The story doesn't end there. Isomorphism also reveals when two things that look different are secretly the same. In solid-state physics, we learn that a face-centered cubic (FCC) lattice is generally a distinct structure from a body-centered tetragonal (BCT) lattice (a rectangular prism with a square base and a point in its center). However, if you take the BCT cell and deform it in a very specific way—stretching it along its unique axis until the ratio of its height to its base width ($c/a$) is exactly $\sqrt{2}$—something magical happens. The new arrangement of points is indistinguishable from an FCC lattice. The BCT lattice, under these specific conditions, is an FCC lattice, just viewed from a different perspective. They are two different descriptions for one and the same physical reality, a fact laid bare by the concept of lattice isomorphism.

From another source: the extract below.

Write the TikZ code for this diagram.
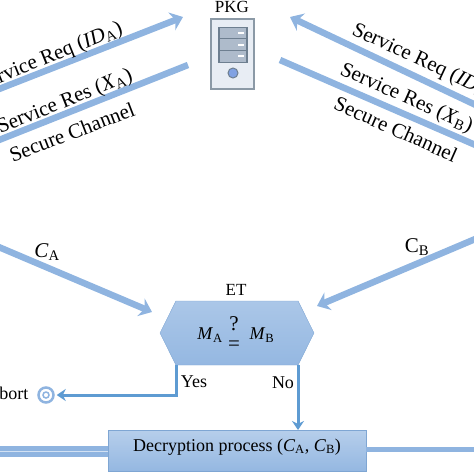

From the pristine rules of logic to the messy, tangible world of atoms, the concept of lattice isomorphism acts as a golden thread. It weaves through disparate fields of human inquiry, binding them together with a common language of structure and order. It teaches us to look past superficial differences—whether between numbers and logic, between two drawings of a map, or between two descriptions of a crystal—and to seek the universal blueprint that lies beneath. It is a powerful reminder that the universe, and our mathematical description of it, often sings in beautiful, unexpected harmony.